あれは… 娘の体調がすぐれず、年毎に振動に敏感になって行った頃のこと 不眠を訴えていた娘が「裏の家のエコキュートの低周波が 一晩中する」ということで、二階の部屋を転々と代えたが、余り変わらなかった。そうこうしているうち、我が家のソーラーのコンプレッサーも音を出してるんじゃないか?ということで 一時止めることにしたのだ。

「多発性骨髄腫なら 痛みがものすごいですからねえ」と その人が言ってくれたことで、一気に長話になった。

 首や肩の凝りから始まって、最初は貼り薬からマッサージそして整形外科へ行くも治らず、挙句の果てペインクリニックを受けるも一時的な痛み止めで、その内 年一回春になると高熱が出て「インフルエンザか?」と思いきや「インフルエンザでない」という。最初は 内科でもらった薬で治まったので「?」がついたままその年が過ぎそして何年かが経っていた。「これはおかしい?」とマジで思ったのは病名がわかる1年半前のこと。    「総合内科」という科があることを知り、そこで 初めて「多発性骨髄腫」と判明した。それから1年の間 特急プレミアムを使って週一で 遠い京大病院に通い、新薬を使い果たすも 副作用が出るばかりで ついに緩和ケア病院に転移した。亡くなる2か月前の8月7日のことだった。       やはり、緩和ケアだけあって細やかな痛みの調節は 娘を明るくしてくれ、9月17日53才の誕生日を 緩和ケア病棟のお世話になっている方々で迎えることが出来、秋が深まろうとしていた良い季節11月7日に 穏やかに終焉を迎えた。

 その話を 黙って聞いていたその人が、いきなりうしろを振り返るようにして汗を拭きながら「今、お話を聞いていて 余りにも共通点が多くて、なんだか呼び寄せられたような気がしました」と、おっしゃる。「うちの父が同じ緩和ケア病院で8月6日に肺がんで亡くなり、私の娘次女の誕生日が9月17日なんで、今 会社で使っている車のナンバーにしてるんです。後で見てもらったらわかりますんで!」本当に私の家の車庫に入っている車のナンバーは「917」だった。長女さんの誕生日は 自分の家の車のナンバーにしているとのこと。 二人で目をパチクリしてみ合った。

「娘さんの引き合わせのように感じて、これは何としてもご希望に添いたいと思います。今から上司と相談させてもらいたいので、ちょっとお時間いいですか?」と、携帯を持って席を離れていく。

 その間、私は思い返していた。娘の病名はまだ分からなかった時期だが、私はソーラーを止めることに抗わなかった。

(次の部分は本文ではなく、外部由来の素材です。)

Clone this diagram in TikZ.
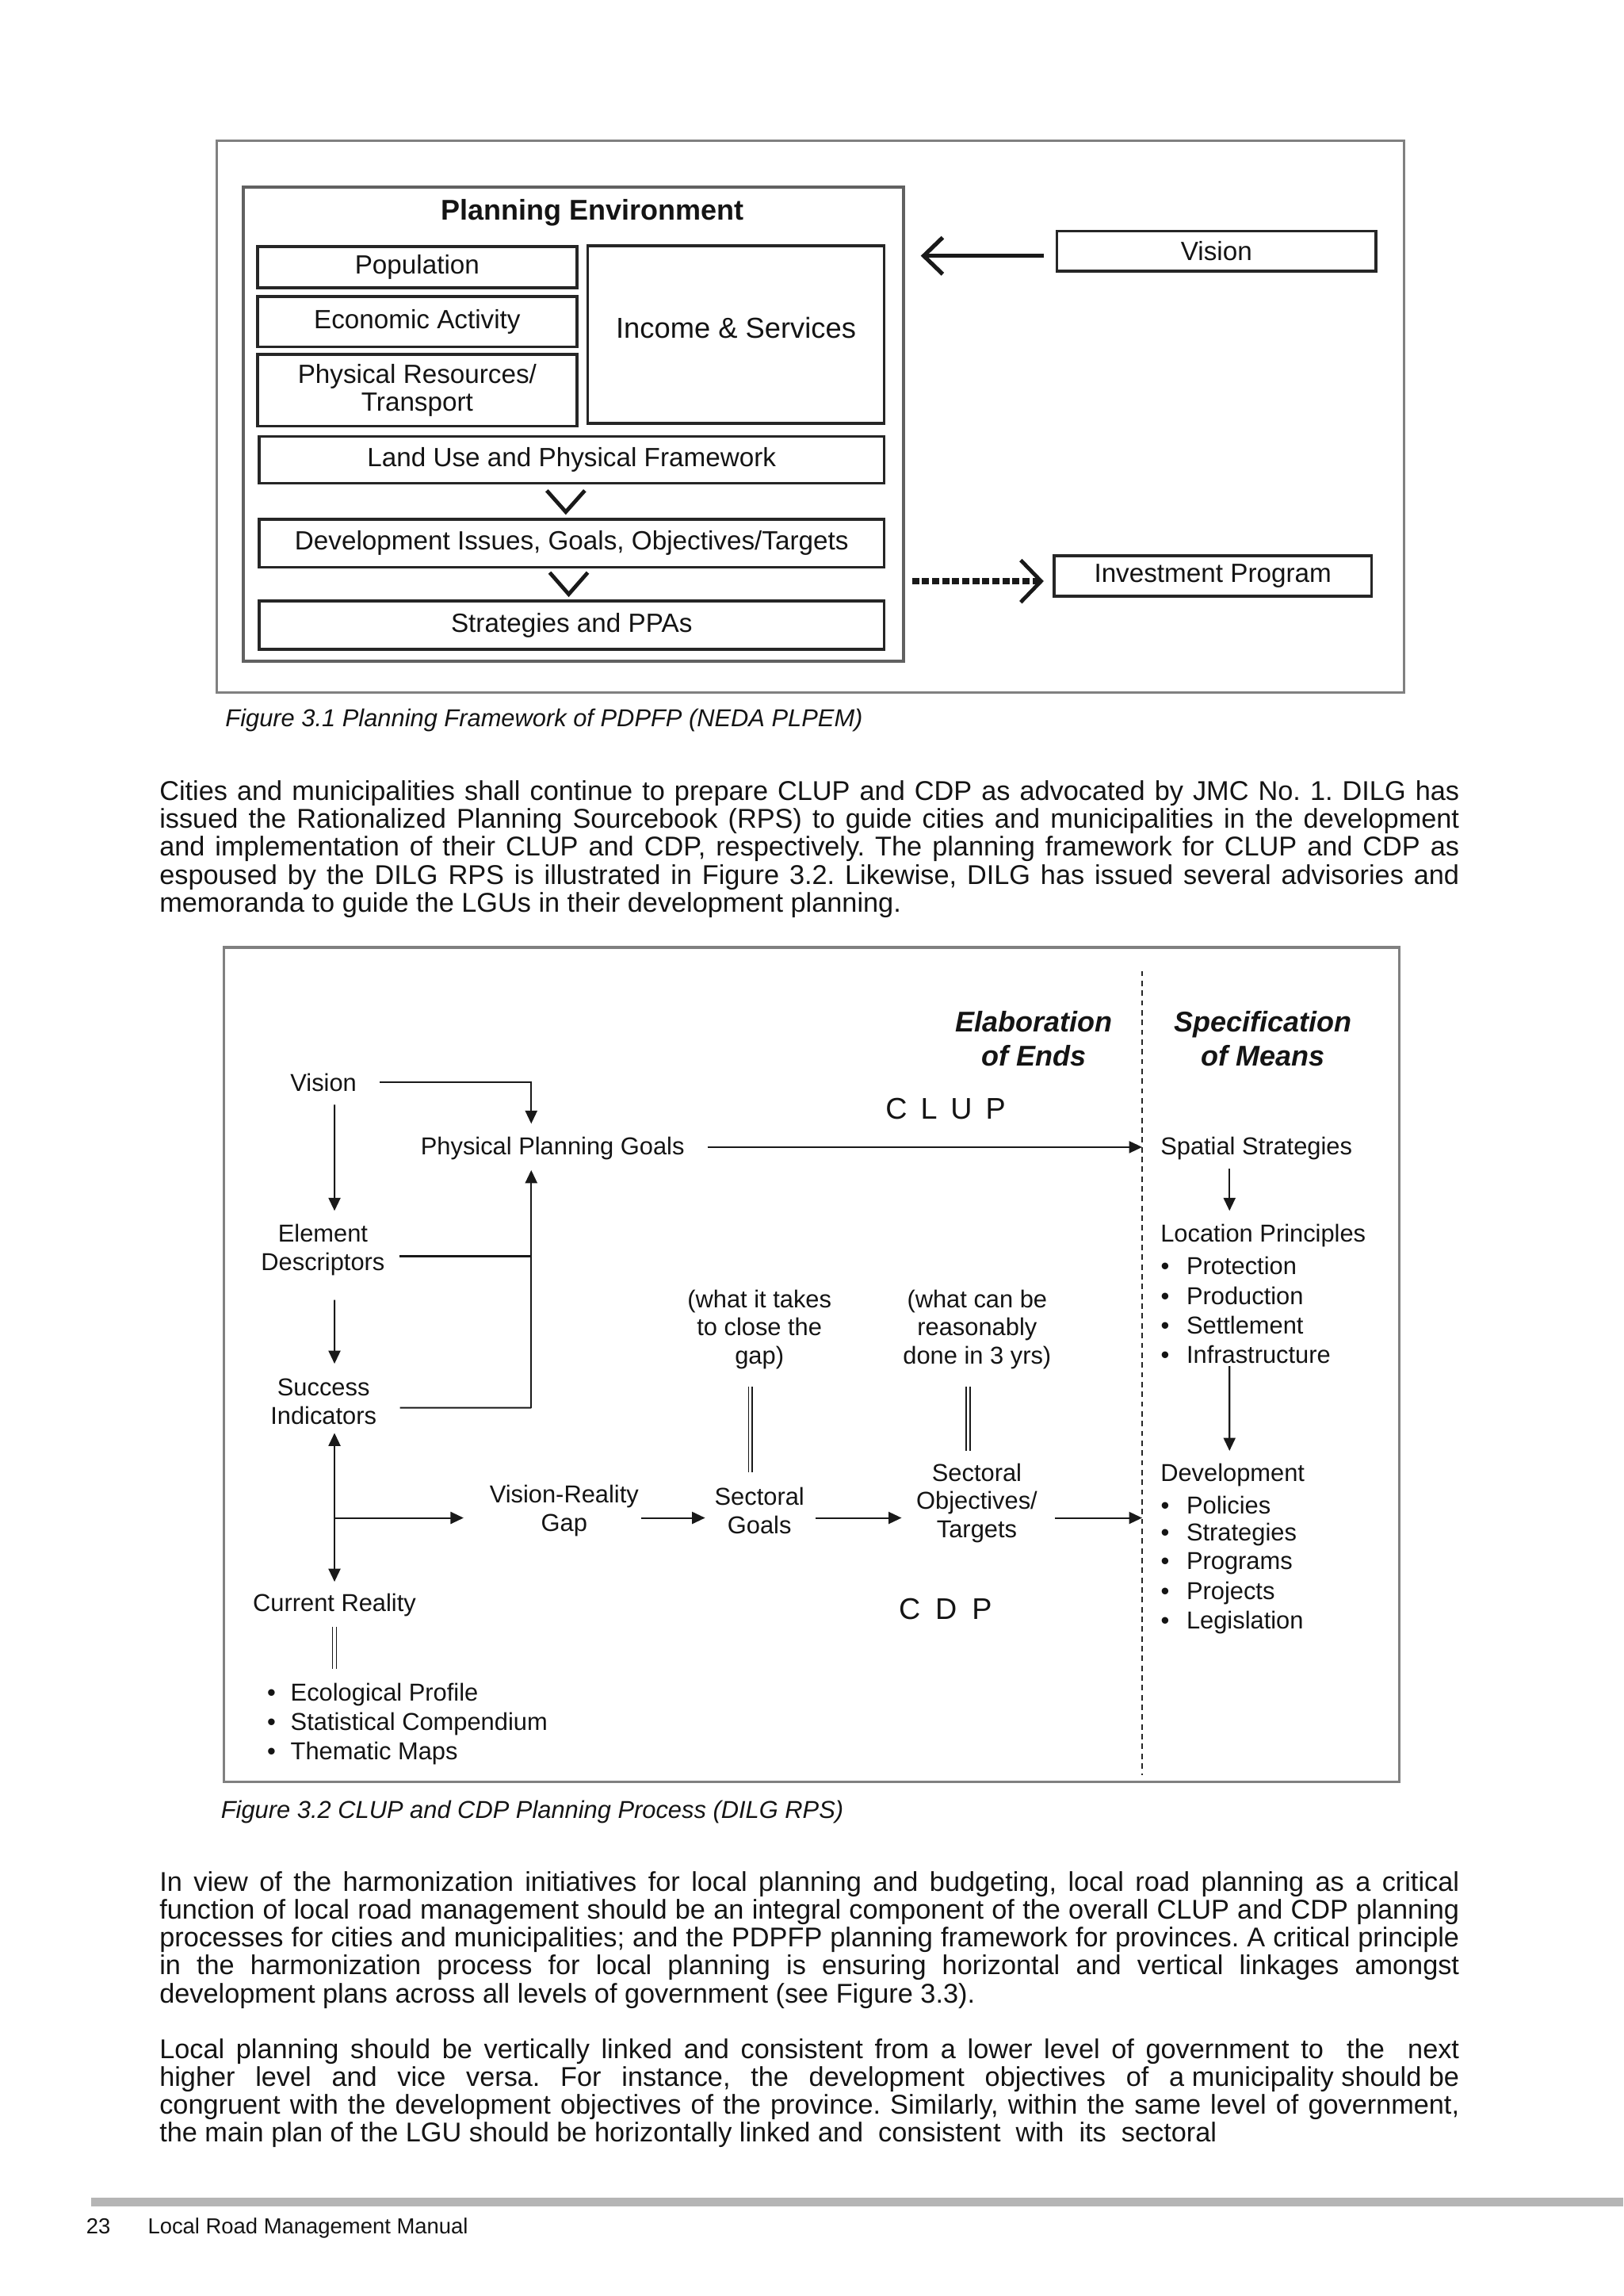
\documentclass[tikz,border=0pt]{standalone}
\usepackage{fontspec}
\setmainfont{Liberation Sans}
\usetikzlibrary{arrows.meta,calc,fit}
\newlength\pw \setlength\pw{478.4pt}
\newcommand\jl[1]{\makebox[\pw][s]{#1}}
\newcommand\fs{\kern0.278em}
\begin{document}
\begin{tikzpicture}[x=0.018936cm, y=-0.018936cm,
  every node/.style={inner sep=0pt, outer sep=0pt, text=black!92},
  >={Triangle[length=4.8pt,width=4.4pt]},
  sz/.style 2 args={minimum width=#1*0.5388pt, minimum height=#2*0.5388pt},
  figframe/.style={draw=black!50, line width=1pt, inner sep=0pt},
  envbox/.style={draw=black!62, line width=1.2pt, inner sep=0pt},
  bx/.style={draw=black!85, line width=1.1pt, inner sep=0pt, align=center, font=\fontsize{9.7}{10.3}\selectfont},
  chev/.style={line width=1.4pt, line join=miter, draw=black!90},
  lbl/.style={font=\fontsize{9}{10.4}\selectfont, align=center},
  lbll/.style={font=\fontsize{9}{10.4}\selectfont, anchor=west},
  hdr/.style={font=\fontsize{10.5}{12.4}\selectfont\bfseries\itshape, align=center},
  bigtxt/.style={font=\fontsize{11}{12}\selectfont},
  conn/.style={line width=0.6pt, draw=black!90},
  dbl/.style={draw=black!90, double=white, double distance=0.9pt, line width=0.55pt},
  bodytext/.style={font=\fontsize{10}{10.24}\selectfont\frenchspacing, align=left, anchor=base west},
  capt/.style={font=\fontsize{9}{10.5}\selectfont\itshape, anchor=base west}]
\useasboundingbox (0,0) rectangle (1109,1568);
\fill[white] (0,0) rectangle (1109,1568);

% ---------------- Figure 3.1 ----------------
\node[figframe, fit={(148,96) (959,473)}] (fig1) {};
\node[envbox, fit={(166,128) (617,451.6)}] (env) {};
\node[font=\fontsize{10.5}{12}\selectfont\bfseries] (envtitle) at (404.5,145) {Planning Environment};
\node[bx, sz={218}{28.1}] (pop) at (285,182.55) {Population};
\node[bx, sz={218}{34.5}] (eco) at (285,219.65) {Economic Activity};
\node[bx, sz={218}{49}] (phys) at (285,266.5) {Physical Resources/\\Transport};
\node[bx, sz={202.5}{121.3}] (inc) at (502.75,228.35) {};
\node[font=\fontsize{10.6}{12}\selectfont] (inctxt) at ($(inc.center)+(0,-4.5)$) {Income \& Services};
\node[bx, sz={427}{32}] (lu) at (390.5,314) {Land Use and Physical Framework};
\node[bx, sz={427}{32.7}] (dev) at (390.5,371.05) {Development Issues, Goals, Objectives/Targets};
\node[bx, sz={427}{33}] (str) at (390.5,427) {Strategies and PPAs};
\node[bx, sz={218}{27.2}] (vis1) at (831,171.4) {Vision};
\node[bx, sz={217}{27.6}] (inv) at (828.5,393.2) {Investment Program};

\draw[chev] ($(lu.south)+(-17,5)$) -- ($(lu.south)+(-4,19.6)$) -- ($(lu.south)+(9,5)$);
\draw[chev] ($(dev.south)+(-15,3.6)$) -- ($(dev.south)+(-2,18.4)$) -- ($(dev.south)+(11,3.6)$);

\coordinate (va) at ($(vis1.west)+(-9,3.3)$);
\coordinate (vb) at ($(va -| env.east)+(12,0)$);
\draw[line width=1.5pt, draw=black!90, -{Straight Barb[length=7pt,width=13.5pt]}] (va) -- (vb);

\coordinate (ia) at ($(env.east |- inv.west)+(6,3.7)$);
\coordinate (ib) at ($(inv.west)+(-7,3.7)$);
\draw[line width=2.2pt, draw=black!90, dash pattern=on 2.6pt off 1.1pt,
  -{Straight Barb[length=7.5pt,width=15.5pt,line width=1.4pt]}] (ia) -- (ib);

\node[capt] (cap1) at (154,496) {Figure 3.1 Planning Framework of PDPFP (NEDA PLPEM)};

% ---------------- Paragraph 1 ----------------
\node[bodytext] (p1) at (109,622.7) {%
\jl{Cities and municipalities shall continue to prepare CLUP and CDP as advocated by JMC No. 1. DILG has}\\
\jl{issued the Rationalized Planning Sourcebook (RPS) to guide cities and municipalities in the development}\\
\jl{and implementation of their CLUP and CDP, respectively. The planning framework for CLUP and CDP as}\\
\jl{espoused by the DILG RPS is illustrated in Figure 3.2. Likewise, DILG has issued several advisories and}\\
memoranda to guide the LGUs in their development planning.};

% ---------------- Figure 3.2 ----------------
\node[figframe, fit={(153,647) (956,1217)}] (fig2) {};
\coordinate (dtop) at (780.2,663);
\coordinate (dbot) at (780.2,1212.5);
\draw[line width=0.55pt, draw=black!85, dash pattern=on 2pt off 1.6pt] (dtop) -- (dbot);

\node[hdr] (elab) at (706.4,709.3) {Elaboration\\of Ends};
\node[hdr] (spec) at (863,709.3) {Specification\\of Means};
\node[bigtxt] (clup) at (646,757.4) {C\hspace{.45em}L\hspace{.45em}U\hspace{.45em}P};
\node[bigtxt] (cdp) at (645.8,1098.8) {C\hspace{.5em}D\hspace{.5em}P};

\node[lbl] (vis2) at (221,739.5) {Vision};
\node[lbl] (ppg) at (377.5,784.2) {Physical Planning Goals};
\node[lbl] (ed) at (220.6,853.5) {Element\\Descriptors};
\node[lbl] (si) at (221,957.3) {Success\\Indicators};
\node[lbl] (cr) at (228.5,1096) {Current Reality};
\node[lbl] (vrg) at (385.4,1031.8) {Vision-Reality\\Gap};
\node[lbl] (sg) at (518.8,1031.8) {Sectoral\\Goals};
\node[lbl] (sot) at (667.3,1026.5) {Sectoral\\Objectives/\\Targets};
\node[lbl] (n1) at (518.8,907.8) {(what it takes\\to close the\\gap)};
\node[lbl] (n2) at (667.5,907.8) {(what can be\\reasonably\\done in 3 yrs)};

\node[lbll] (b1) at (182.5,1157.2) {\textbullet\hspace{5.5pt}Ecological Profile};
\node[lbll] (b2) at (182.5,1177.4) {\textbullet\hspace{5.5pt}Statistical Compendium};
\node[lbll] (b3) at (182.5,1197.5) {\textbullet\hspace{5.5pt}Thematic Maps};

\node[lbll] (ss) at (792.8,784.2) {Spatial Strategies};
\node[lbll] (lp) at (792.8,843.8) {Location Principles};
\node[lbll] (lp1) at (793,864.2) {\textbullet\hspace{6.3pt}Protection};
\node[lbll] (lp2) at (793,884.7) {\textbullet\hspace{6.3pt}Production};
\node[lbll] (lp3) at (793,904.8) {\textbullet\hspace{6.3pt}Settlement};
\node[lbll] (lp4) at (793,925) {\textbullet\hspace{6.3pt}Infrastructure};
\node[lbll] (dv) at (792.8,1007.6) {Development};
\node[lbll] (dv1) at (793,1027.7) {\textbullet\hspace{6.3pt}Policies};
\node[lbll] (dv2) at (793,1047.8) {\textbullet\hspace{6.3pt}Strategies};
\node[lbll] (dv3) at (793,1068) {\textbullet\hspace{6.3pt}Programs};
\node[lbll] (dv4) at (793,1088) {\textbullet\hspace{6.3pt}Projects};
\node[lbll] (dv5) at (793,1108) {\textbullet\hspace{6.3pt}Legislation};

% connectors
\coordinate (ppgin) at ($(ppg.center)+(-14.6,-16.8)$);
\coordinate (ppgbot) at ($(ppg.center)+(-14.6,14.9)$);
\coordinate (jn) at ($(ppgbot)+(0,162.3)$);
\draw[conn,->] ($(vis2.east)+(16,-0.7)$) -| (ppgin);
\draw[conn,->] (jn) -- (ppgbot);
\coordinate (edo) at ($(ed.east)+(10,4.4)$);
\draw[conn] (edo) -- (edo -| jn);
\draw[conn] ($(si.east)+(16,4.1)$) -- (jn);
\coordinate (ppgo) at ($(ppg.east)+(15.8,-0.8)$);
\draw[conn,->] (ppgo) -- (ppgo -| dtop);

\draw[conn,->] ($(vis2.center)+(7.5,14.9)$) -- ($(ed.center)+(7.9,-26.6)$);
\draw[conn,->] ($(ed.center)+(7.9,34.2)$) -- ($(si.center)+(7.5,-26)$);
\draw[conn,<->] ($(si.center)+(7.5,21.3)$) -- ($(cr.center)+(0,-15.8)$);
\coordinate (br) at ($(si.center)+(7.5,79.3)$);
\draw[conn,->] (br) -- ($(vrg.west |- br)+(-17.8,0)$);
\draw[conn,->] ($(vrg.east)+(1.5,4.8)$) -- ($(sg.west)+(-6.5,4.8)$);
\draw[conn,->] ($(sg.east)+(7.6,4.8)$) -- ($(sot.west)+(-10.1,10.1)$);
\coordinate (so) at ($(sot.east)+(12,10.1)$);
\draw[conn,->] (so) -- (so -| dtop);

\draw[dbl] ($(n1.center)+(-6.1,39.3)$) -- ($(sg.center)+(-6.1,-26.1)$);
\draw[dbl] ($(n2.center)+(-6,39.3)$) -- ($(sot.center)+(-5.8,-35.7)$);
\draw[dbl] ($(cr.center)+(0,15.2)$) -- ($(b1.west)+(46,-17.5)$);

\draw[conn,->] ($(ss.west)+(47.1,14.1)$) -- ($(lp.west)+(47.1,-16.9)$);
\draw[conn,->] ($(lp4.west)+(46.9,8)$) -- ($(dv.west)+(47.1,-16.8)$);

\node[capt] (cap2) at (151,1242) {Figure 3.2 CLUP and CDP Planning Process (DILG RPS)};

% ---------------- Paragraphs 2 and 3 ----------------
\node[bodytext] (p2) at (109,1367.7) {%
\jl{In view of the harmonization initiatives for local planning and budgeting, local road planning as a critical}\\
\jl{function of local road management should be an integral component of the overall CLUP and CDP planning}\\
\jl{processes for cities and municipalities; and the PDPFP planning framework for provinces. A critical principle}\\
\jl{in the harmonization process for local planning is ensuring horizontal and vertical linkages amongst}\\
development plans across all levels of government (see Figure 3.3).};

\node[bodytext] (p3) at (109,1462.7) {%
\jl{Local planning should be vertically linked and consistent from a lower level of government to\ \ the\ \ next}\\
\jl{higher level and vice versa. For instance, the development objectives of a\fs municipality\fs should\fs be}\\
\jl{congruent with the development objectives of the province. Similarly, within the same level of government,}\\
the main plan of the LGU should be horizontally linked and\ \ consistent\ \ with\ \ its\ \ sectoral};

% ---------------- Footer ----------------
\node[fill=black!29, fit={(62,1501) (1109,1506.6)}] (bar) {};
\node[font=\fontsize{8}{9}\selectfont, anchor=base west] (pgno) at (59,1525.3) {23};
\node[font=\fontsize{8}{9}\selectfont, anchor=base west] (foot) at (101,1525.3) {Local Road Management Manual};
\end{tikzpicture}
\end{document}
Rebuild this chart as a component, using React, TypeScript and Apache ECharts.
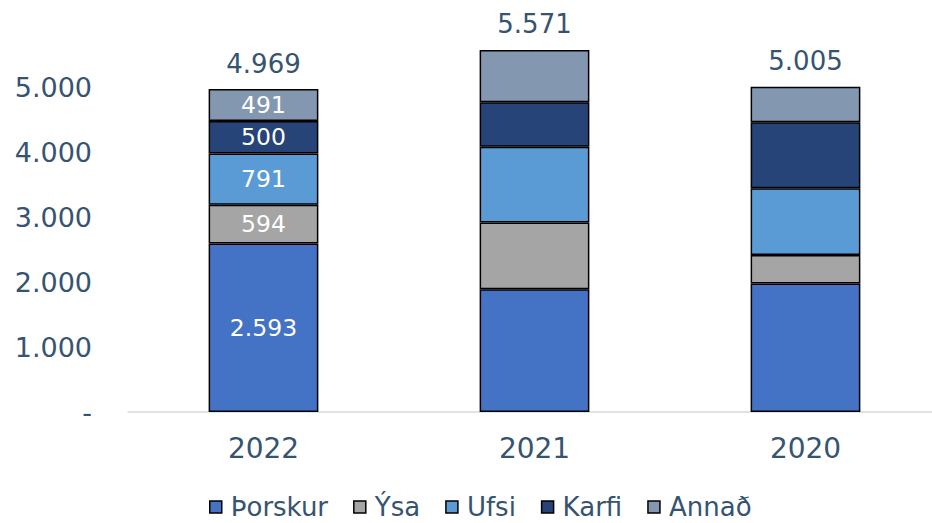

「痛み」というのは 本人でないと分からない。 娘は「痛い」という言葉を使わなかったから私は娘の痛みをわかっていなかった。色々なことに 暗黙の了解のように受け入れていたことを 今更のようによかった!と思った。「おかあさん、私の都合でストップしたんだから再開して!」と言っているように思えた。

 案の定、その人がパンフレッドを開きながら「コンプレッサーは新商品でなく一つ前の新品でいきましょう。性能は余り変わりません。それで、家の中で発電量が見られるのは お客様の楽しみみたいなものですので、一度使ったもの例えば展示会場で使ったものなどは 売り物になりませんからお値段は大幅に下がります。これならお客様のご希望金額を少し下回ると思いますが…」と 値段を示した。「これって、全てですか?」「そうです。職人さんも消費税も全て入ってます」さすが、受付の女の子が言っていた「ベテラン社員」だけあって、感動した。そして、私は承諾した。

娘が逝ってから、いや、今までも不思議な夢やご縁があった。今迄そんな話は「まゆつばもの」とばかり思っていたが、実際おこってみると信じることになる。「note」に何度か不思議なことを書いてきたけど、今回も偶然とは思えないことがおこり、私は また「ありがとう!」と、手を合わすことになった。